Amendments to the Companies Act Proposed

Amendments are being proposed to the Companies Act, Chapter 386 of the Laws of Malta (the “Act”) through Bill No. 233 of 2021 (the “Bill”).

These amendments deal with the required qualifications for an individual to be a director of a company, the registration of electronic addresses and the obligation of every company to have a register of officers’ and shareholders’ residential address.

A key amendment being proposed in the Bill is that besides the registered office of the company, the electronic mail address of the company should also be provided in the memorandum of association. Moreover, if introduced, these proposed amendments would require the first directors of the company to provide a service address instead of a residential address in the memorandum of association.

While presently the Companies Act necessitates that every company should keep a register of its members, the proposed amendments suggest that companies should also keep a register of the registered addresses of its officers and shareholders. Such register would consist of particular details, including the name, residential address and electronic mail address of the company’s officers and shareholders. A copy of such register, together with any changes made thereto, are to be delivered to the Registrar of Companies (the “Registrar”) within 14 days of the change.

The Bill also proposes certain amendments to the provisions in the Companies Act relating to the appointment of directors. These amendments deal with certain prerequisites which must be met in order for a person to be appointed as a director of a company.

Moreover, the Registrar, through the proposed amendments, is granted the right to take certain steps in order to have an officer of the company removed when the Registrar becomes aware that such officer is disqualified or does not hold a licence in terms of the Company Services Providers Act where this is required.
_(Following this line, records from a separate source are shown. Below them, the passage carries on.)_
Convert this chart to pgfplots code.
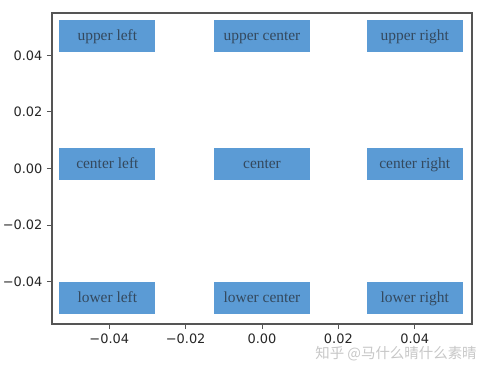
\documentclass[border=0pt]{standalone}
\usepackage{pgfplots}
\pgfplotsset{compat=1.18}
\usepackage{fontspec}
\setmainfont{Liberation Serif}
\newfontfamily\tickfont{DejaVu Sans}
\newfontfamily\cjk{Noto Sans CJK SC}
\definecolor{boxblue}{HTML}{5B9BD5}
\definecolor{txtc}{HTML}{34495E}
\definecolor{spine}{HTML}{555555}
\begin{document}
\begin{tikzpicture}
\begin{axis}[
  at={(0,0)}, anchor=south west,
  scale only axis, width=420bp, height=311bp,
  xmin=-0.055, xmax=0.055, ymin=-0.055, ymax=0.055,
  scaled ticks=false,
  xtick={-0.04,-0.02,0,0.02,0.04},
  xticklabels={−0.04,−0.02,0.00,0.02,0.04},
  ytick={-0.04,-0.02,0,0.02,0.04},
  yticklabels={−0.04,−0.02,0.00,0.02,0.04},
  tick label style={font=\tickfont\fontsize{13}{15}\selectfont, text=black!85},
  xtick pos=bottom, ytick pos=left,
  tick align=outside, major tick length=5bp,
  axis line style={spine, line width=1.2pt},
  every tick/.style={spine, line width=1pt},
  xticklabel style={yshift=-1bp},
  yticklabel style={xshift=-1bp},
  clip=false,
]
\tikzset{lbl/.style={fill=boxblue, text=txtc, minimum width=96bp, minimum height=32bp, inner sep=0pt, text height=12bp, text depth=2bp, font=\fontsize{15.5}{18}\selectfont}}
\node[lbl] at (axis cs:-0.0405,0.0469) {upper left};
\node[lbl] at (axis cs:0,0.0469) {upper center};
\node[lbl] at (axis cs:0.040,0.0469) {upper right};
\node[lbl] at (axis cs:-0.0405,0.0016) {center left};
\node[lbl] at (axis cs:0,0.0016) {center};
\node[lbl] at (axis cs:0.040,0.0016) {center right};
\node[lbl] at (axis cs:-0.0405,-0.0458) {lower left};
\node[lbl] at (axis cs:0,-0.0458) {lower center};
\node[lbl] at (axis cs:0.040,-0.0458) {lower right};
\end{axis}
\node[text=black!22, font=\cjk\fontsize{14.5}{17}\selectfont, inner sep=0pt] at (344bp,-30bp) {知乎 @马什么晴什么素晴};
\pgfresetboundingbox
\path[use as bounding box] (-52bp,-51bp) rectangle (436bp,324bp);
\end{tikzpicture}
\end{document}
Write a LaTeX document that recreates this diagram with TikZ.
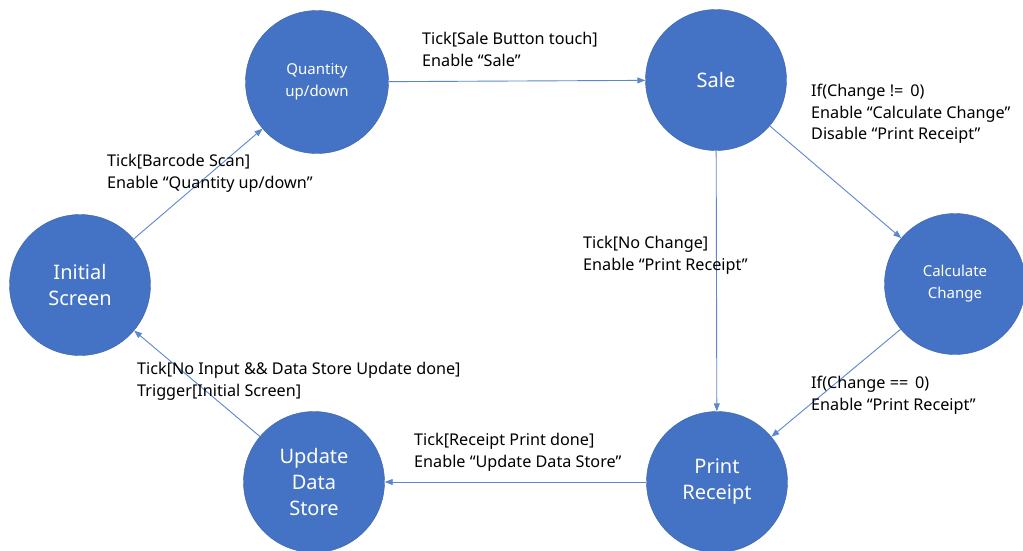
\documentclass[tikz,border=0pt]{standalone}
\usepackage{fontspec}
\setmainfont{Noto Sans}
\usetikzlibrary{arrows.meta}
\definecolor{stateblue}{HTML}{4472C4}
\definecolor{edgeblue}{HTML}{5B87D0}
\begin{document}
\begin{tikzpicture}[x=1pt,y=-1pt,
  state/.style={circle,fill=stateblue,draw=stateblue!85!black,line width=0.4pt,
    minimum size=141pt,inner sep=0pt,text=white,align=center,
    font=\fontsize{20}{26}\selectfont},
  smallstate/.style={state,font=\fontsize{15}{22}\selectfont},
  trans/.style={draw=edgeblue,line width=0.9pt,-{Triangle[length=8pt,width=6pt]}},
  lbl/.style={anchor=north west,align=left,inner sep=0pt,text=black,
    font=\fontsize{16.2}{21.5}\selectfont}]
\useasboundingbox (0,0) rectangle (1023,550);

% states
\node[state] (init) at (80,285) {Initial\\Screen};
\node[smallstate,minimum size=143pt] (qty) at (317,82) {Quantity\\up/down};
\node[state] (sale) at (716,80) {Sale};
\node[smallstate] (calc) at (955,284) {Calculate\\Change};
\node[state] (print) at (717,482) {Print\\Receipt};
\node[state] (upd) at (314,482) {Update\\Data\\Store};

% transitions
\draw[trans] (init) -- (qty);
\draw[trans] (qty) -- (sale);
\draw[trans] (sale) -- (calc);
\draw[trans] (sale) -- (print);
\draw[trans] (calc) -- (print);
\draw[trans] (print) -- (upd);
\draw[trans] (upd) -- (init);

% guard and action labels
\node[lbl] (l1) at (422,32) {Tick[Sale Button touch]\\Enable “Sale”};
\node[lbl] (l2) at (107,154) {Tick[Barcode Scan]\\Enable “Quantity up/down”};
\node[lbl] (l3) at (811,84) {If(Change != \,0)\\Enable “Calculate Change”\\Disable “Print Receipt”};
\node[lbl] (l4) at (583,236) {Tick[No Change]\\Enable “Print Receipt”};
\node[lbl] (l5) at (137,362) {Tick[No Input \&\& Data Store Update done]\\Trigger[Initial Screen]};
\node[lbl] (l6) at (414,433) {Tick[Receipt Print done]\\Enable “Update Data Store”};
\node[lbl] (l7) at (811,376) {If(Change == \,0)\\Enable “Print Receipt”};
\end{tikzpicture}
\end{document}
Another amendment proposed in the Bill introduces an additional ground on which a person may be disqualified from being appointed as director or company secretary, being the lack of authorisation by the Malta Financial Services Authority to hold such office as a company service provider. This ground for disqualification applies when a director or company secretary is holding such office as a company service provider in terms of the Company Service Providers Act.

Lastly, the Bill also proposes the imposition of new duties on the Registrar.